Fire Safety Checks Lagged at Texas Shelter Where 5 Died
Investigators probing a fatal fire at an East Texas homeless shelter have been unable to find evidence it was inspected for fire safety in recent years, according to local officials.
While still early in the investigation into the Jan. 5 fire that ripped through the aging building, killing five, records indicate it was last inspected in 2004, fire chief Ronnie Grooms told The Associated Press.
Homeless shelters in Texas aren’t licensed by the state, so regular fire inspections are not required. Grooms said his small department, which has only two inspectors, focuses mostly on state-licensed facilities where inspections are mandated.
“Sometimes things fall through the cracks,” he said. “That’s no excuse, really. That’s just the way it is.”
The victims, who have yet to be identified, were among 28 men sleeping in cubicles in the warehouse-like building, which has long served as both a homeless shelter and a collection point for donated clothes and other items.
The cause of the fire has yet to be determined. However, investigators have determined the shelter had no sprinkler system, fire alarms or smoke detectors, Grooms said.
The facility is owned and operated by a local nonprofit group, Seed Sowers Christians in Action. The group’s founder, Don Walker, declined comment on issues relating to building codes or inspections.
“All I know is I tried to take care of people,” he said.
The Paris fire is the latest of at least a dozen at homeless shelters across the U.S. in the last two years, according to news accounts.
Conditions at homeless shelters have improved dramatically over the last 20 years, but some remain inadequate for housing people overnight, said Michael Stoops, executive director of the National Coalition for the Homeless. Because city ordinances are the only form of oversight for most shelters, it’s critical that they be inspected regularly, he said.
“That (shelter), if they were having people sleep there at night, it needed to be inspected and kept up to code,” he said.
Fire officials in Dallas and Denton have closed homeless shelters in the past year because of code violations. In both instances, the fire marshals said they felt conflicted about the decisions, but the violations were too serious to ignore.
“You don’t let something like that sit around,” said Denton fire marshal Rick Jones. “There’s just too much potential for disaster.”
If lax oversight contributed to the Paris fire, it may be time for the state to take a more active role in dealing with homeless issues, said Mike Rawlings, a Dallas businessman who serves as homeless “czar” for the city.
“When you don’t have proper governance and checks, you are going to have fires and people are going to die,” he said.
A 25,600-square-foot structure emblazoned with the words “Jesus Saves,” the Seed Sowers’ shelter was a hunkering presence just blocks off the town square in Paris, a city of 26,000 about 100 miles northeast of Dallas.
The shelter could provide beds for as many as 40 men. It also was a dropoff point for paper products, rags, clothing, furniture and other material. Some of the items were recycled. Others were given to the needy.

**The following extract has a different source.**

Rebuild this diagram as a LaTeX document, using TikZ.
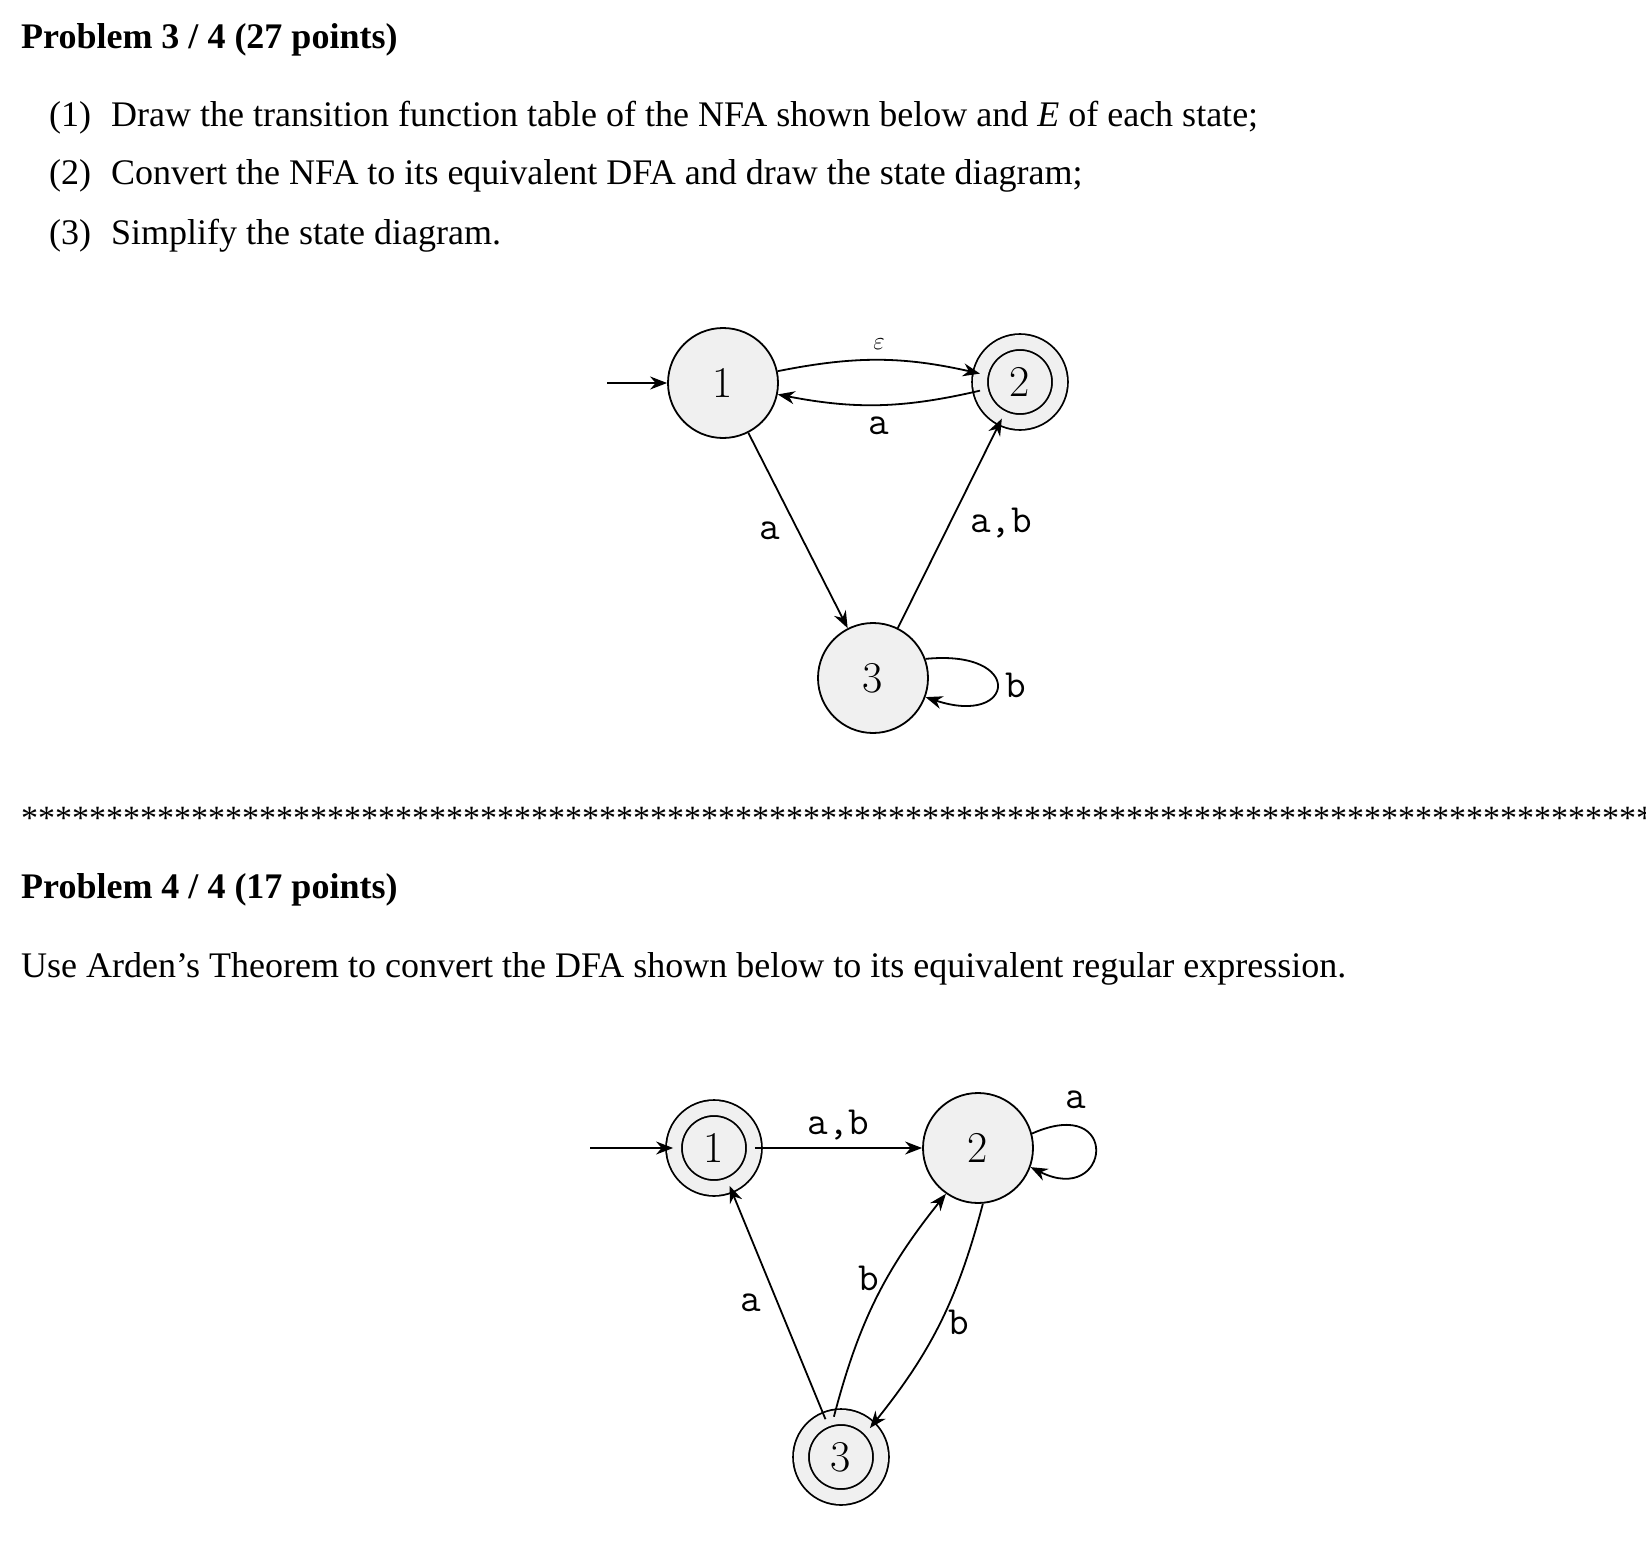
\documentclass[tikz,border=0pt]{standalone}
\usepackage{fontspec}
\setmainfont{Liberation Serif}
\newfontfamily\lmr{Latin Modern Roman}
\usetikzlibrary{arrows.meta}
\begin{document}
\begin{tikzpicture}[x=1pt,y=-1pt,
  st/.style={circle,draw,line width=1.8pt,fill=gray!12,minimum size=110pt,inner sep=0pt,font=\lmr\fontsize{44}{44}\selectfont},
  acc/.style={st,double=gray!12,double distance=14pt,minimum size=80pt},
  ed/.style={line width=1.8pt,-{Stealth[length=17pt,width=13pt]}},
  lb/.style={font=\ttfamily\fontsize{40}{40}\selectfont},
  tx/.style={anchor=west,font=\fontsize{36}{40}\selectfont,inner sep=0pt}]
\useasboundingbox (0,0) rectangle (1646,1562);
\node[tx] (t3) at (21,40) {\bfseries Problem 3 / 4 (27 points)};
\node[tx] (i1) at (49,118) {(1)\hspace{20pt}Draw the transition function table of the NFA shown below and \textit{E} of each state;};
\node[tx] (i2) at (49,176) {(2)\hspace{20pt}Convert the NFA to its equivalent DFA and draw the state diagram;};
\node[tx] (i3) at (49,236) {(3)\hspace{20pt}Simplify the state diagram.};
% NFA
\node[st] (a1) at (723,383) {1};
\node[acc] (a2) at (1020,382) {2};
\node[st] (a3) at (873,678) {3};
\coordinate (a0) at (607,383);
\draw[ed] (a0) -- (a1);
\draw[ed] (a1) to[bend left=12] node[lb,above=6pt,font=\fontsize{48}{48}\selectfont] {$\varepsilon$} (a2);
\draw[ed] (a2) to[bend left=12] node[lb,below=8pt] {a} (a1);
\draw[ed] (a1) -- node[lb,left=14pt] {a} (a3);
\draw[ed] (a3) -- node[lb,right=16pt] {a,b} (a2);
\draw[ed] (a3.20) .. controls +(100,-10) and +(90,30) .. node[lb,right=4pt] {b} (a3.-20);
% stars
\node[anchor=west,inner sep=0pt,font=\fontsize{34}{34}\selectfont] (stars) at (21,818)
 {\foreach \i in {1,...,110}{*}};
\node[tx] (t4) at (21,890) {\bfseries Problem 4 / 4 (17 points)};
\node[tx] (u4) at (21,969) {Use Arden’s Theorem to convert the DFA shown below to its equivalent regular expression.};
% DFA
\node[acc] (b1) at (714,1148) {1};
\node[st] (b2) at (978,1148) {2};
\node[acc] (b3) at (841,1457) {3};
\coordinate (b0) at (590,1148);
\draw[ed] (b0) -- (b1);
\draw[ed] (b1) -- node[lb,above=4pt] {a,b} (b2);
\draw[ed] (b2.15) .. controls +(90,-40) and +(80,40) .. (b2.-20);
\node[lb] (la) at (1076,1100) {a};
\draw[ed] (b3) -- node[lb,left=12pt] {a} (b1);
\draw[ed] (b3.100) to[bend left=12] node[lb,left=4pt,pos=0.6] {b} (b2.-125);
\draw[ed] (b2.-85) to[bend left=12] node[lb,right=4pt] {b} (b3.45);
\end{tikzpicture}
\end{document}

Investigators have found that clothing and furniture were stored near where the men were sleeping on the night of the fire, Grooms said.
Kathy Mayes, who had an office at the shelter and was a member of the Seed Sowers board, called the building “outdated,” citing a leaky roof and poor lighting. But she said she never considered it a fire hazard.
“I was more concerned with water damage than I was with fire,” she said.
The shelter should have been inspected by the fire department at least once a year, Grooms said. But it may have taken a backseat to nursing homes, daycare centers and other facilities requiring fire inspections as a condition of state licensing, he said.
“We can’t go out and physically inspect every commercial facility in this town with the personnel we have,” he said.
Still, even if the building wasn’t properly inspected, those operating it had a responsibility to make sure it was safe, Grooms said.
“You may drive over the speed limit and get away with it, but you’re still accountable,” he said.
Ed Salazar, director of the state fire marshal’s office, said enforcement of fire safety is a local matter that’s often limited by budgets and personnel.
“There’s no way to explain it other than it comes down to how much emphasis a city places on fire prevention,” he said.
Homeless shelters present a special problem, those who deal with them say, because closing one usually puts people back on the streets.
Dallas fire marshal Debra Carlin said she felt badly when the city cited a church that had taken in over 100 homeless when the temperature dropped into the 30s last month. But the building had so many code violations, she said, a fire would have caused mass casualties.
“People are trying to do the right thing by taking people in out of the cold,” she said. “But sometimes they’re not thinking about the safety issues that go along with that.”